Os digo, pues hermanos, el tiempo es corto; por lo demás, que los que tienen mujer vivan como no teniéndola y los que lloran como no llorando, y los que están alegres como no estándolo; y los que compran como no poseyendo y los que disfrutan del mundo como no abusando de él (Pablo, 1 Cor, 7, 29-32).

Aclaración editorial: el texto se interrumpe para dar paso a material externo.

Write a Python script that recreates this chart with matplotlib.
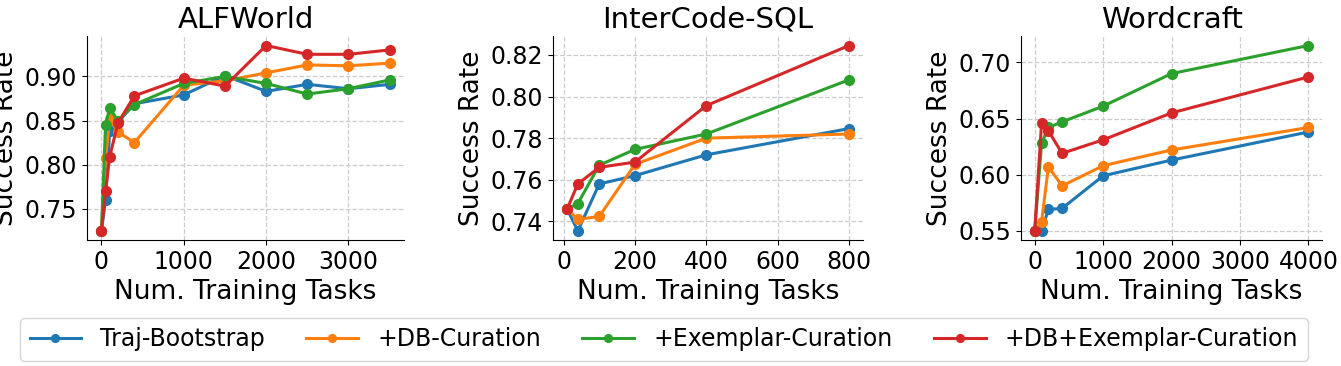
import matplotlib.pyplot as plt

# --- DATA ---
METHODS = ['Traj-Bootstrap', '+DB-Curation', '+Exemplar-Curation', '+DB+Exemplar-Curation']
COLORS = ['#1f77b4', '#ff7f0e', '#2ca02c', '#d62728']

alf_x = [0, 50, 100, 200, 400, 1000, 1500, 2000, 2500, 3000, 3500]
alf_traj = [0.725, 0.760, 0.838, 0.848, 0.869, 0.879, 0.901, 0.883, 0.891, 0.886, 0.891]
alf_db = [0.725, 0.807, 0.852, 0.837, 0.825, 0.890, 0.895, 0.904, 0.913, 0.912, 0.915]
alf_ex = [0.725, 0.845, 0.864, 0.850, 0.868, 0.892, 0.900, 0.892, 0.880, 0.886, 0.896]
alf_both = [0.725, 0.770, 0.809, 0.847, 0.878, 0.898, 0.889, 0.935, 0.925, 0.925, 0.930]
alf_xticks = [0, 1000, 2000, 3000]
alf_yticks = [0.75, 0.80, 0.85, 0.90]

sql_x = [10, 40, 100, 200, 400, 800]
sql_traj = [0.746, 0.7355, 0.758, 0.762, 0.772, 0.7846]
sql_db = [0.746, 0.741, 0.7424, 0.7674, 0.780, 0.782]
sql_ex = [0.746, 0.7486, 0.767, 0.7746, 0.782, 0.808]
sql_both = [0.746, 0.758, 0.766, 0.7685, 0.7956, 0.8245]
sql_xticks = [0, 200, 400, 600, 800]
sql_yticks = [0.74, 0.76, 0.78, 0.80, 0.82]

wc_x = [0, 100, 200, 400, 1000, 2000, 4000]
wc_traj = [0.550, 0.550, 0.569, 0.570, 0.599, 0.613, 0.638]
wc_db = [0.550, 0.558, 0.607, 0.590, 0.608, 0.622, 0.642]
wc_ex = [0.550, 0.628, 0.642, 0.647, 0.661, 0.690, 0.715]
wc_both = [0.550, 0.646, 0.639, 0.619, 0.631, 0.655, 0.687]
wc_xticks = [0, 1000, 2000, 3000, 4000]
wc_yticks = [0.55, 0.60, 0.65, 0.70]

panels = [
    ("ALFWorld", alf_x, [alf_traj, alf_db, alf_ex, alf_both], alf_xticks, alf_yticks),
    ("InterCode-SQL", sql_x, [sql_traj, sql_db, sql_ex, sql_both], sql_xticks, sql_yticks),
    ("Wordcraft", wc_x, [wc_traj, wc_db, wc_ex, wc_both], wc_xticks, wc_yticks),
]

# --- PLOTTING ---
fig = plt.figure(figsize=(13.41, 3.66), dpi=100)
positions = [
    [0.0649, 0.344, 0.2364, 0.557],
    [0.4124, 0.344, 0.2312, 0.557],
    [0.7614, 0.344, 0.2245, 0.557],
]

handles = []
for pos, (title, xs, series, xticks, yticks) in zip(positions, panels):
    ax = fig.add_axes(pos)
    for name, color, ys in zip(METHODS, COLORS, series):
        h, = ax.plot(xs, ys, marker='o', color=color, linewidth=2.2,
                     markersize=7, label=name)
        if title == "ALFWorld":
            handles.append(h)
    ax.set_title(title, fontsize=21)
    ax.set_xlabel("Num. Training Tasks", fontsize=19)
    ax.set_ylabel("Success Rate", fontsize=19)
    ax.set_xticks(xticks)
    ax.set_yticks(yticks)
    ax.set_yticklabels(["{:.2f}".format(v) for v in yticks])
    ax.tick_params(labelsize=17)
    ax.grid(True, linestyle='--', color='#cccccc', linewidth=0.9)
    ax.spines['top'].set_visible(False)
    ax.spines['right'].set_visible(False)

fig.legend(handles=handles, labels=METHODS, loc='lower center', ncol=4,
           bbox_to_anchor=(0.495, 0.014), borderaxespad=0, fontsize=17,
           markerscale=0.8, columnspacing=1.75, handlelength=2.2)

fig.savefig('out.png', dpi=100)
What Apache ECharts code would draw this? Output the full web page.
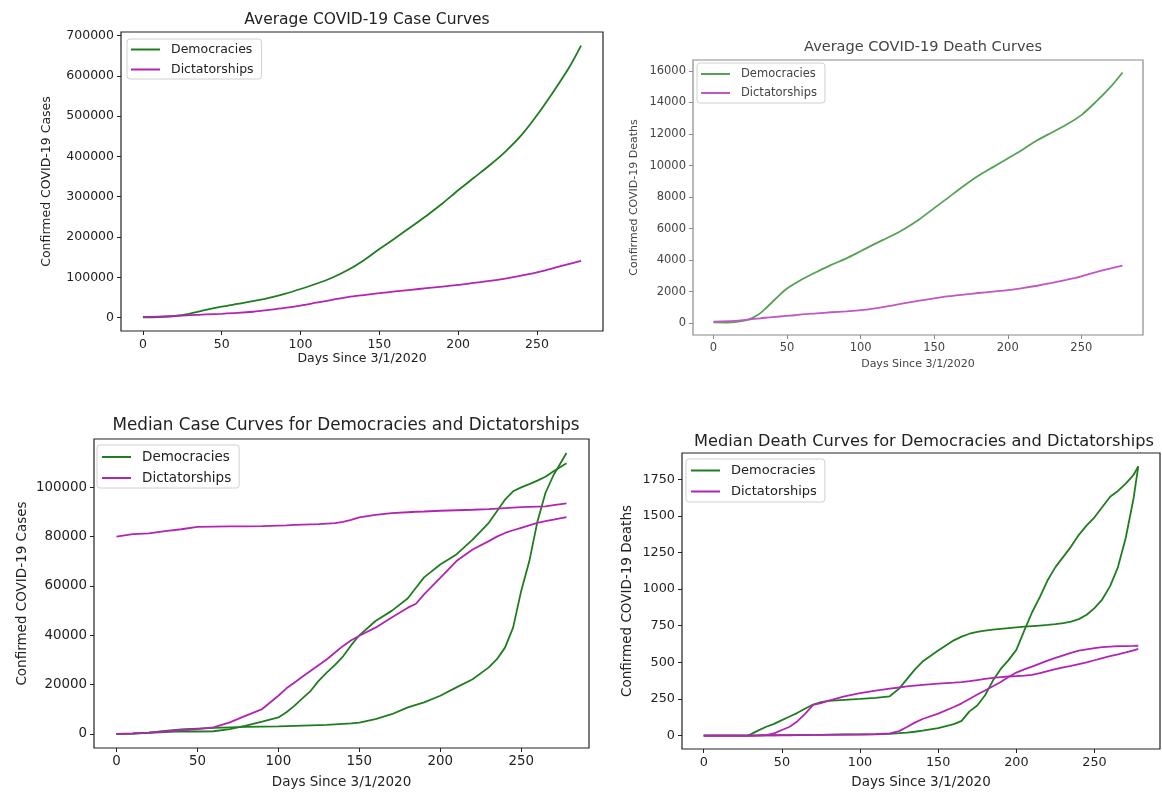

Como ha escrito Agamben, aceptar la vocación mesiánica paulina demanda creer en la salvación en medio de lo insalvable (2006, p.49), allí donde todo se derrumba presagiando la catástrofe. Ello no sólo explica el modo de darse de la Parousía para aquellos que no están vigilantes, es decir, para los dormidos (la segunda venida del Mesías irrumpirá como el ladrón en la noche). También abre una fisura en la concepción autonomista de la subjetividad que busca sosiego en la identificación de su quehacer, pues, gracias a su carácter intempestivo, la vocación mesiánica apelaría a una revocación de sí mismo: “resta decir que para Pablo no se trata de apropiación, sino de uso” (Agamben, p. 42). De ahí en más, se torna clave pensar alegóricamente: la estupefacción que nos ha de golpear al notar la irrupción del ladrón en la familiaridad del hogar, quien hace uso de nuestra propiedad en medio de la noche, podría abrir la posibilidad a que nosotros mismos, sin previo aviso, impensada e imposiblemente, podamos no ser tan distintos de la modalidad intempestiva que ejerce ese ladrón: que nosotros mismos podamos ser/devenir/llegar a ser el ladrón. O el Mesías.
Referencias
Agamben, Giorgio (2006): El tiempo que resta. Comentario a la carta a los romanos. Editorial Trotta: Madrid.
Heidegger, Martin (2005): Introducción a la fenomenología de la religión. Ediciones Siruela: Madrid.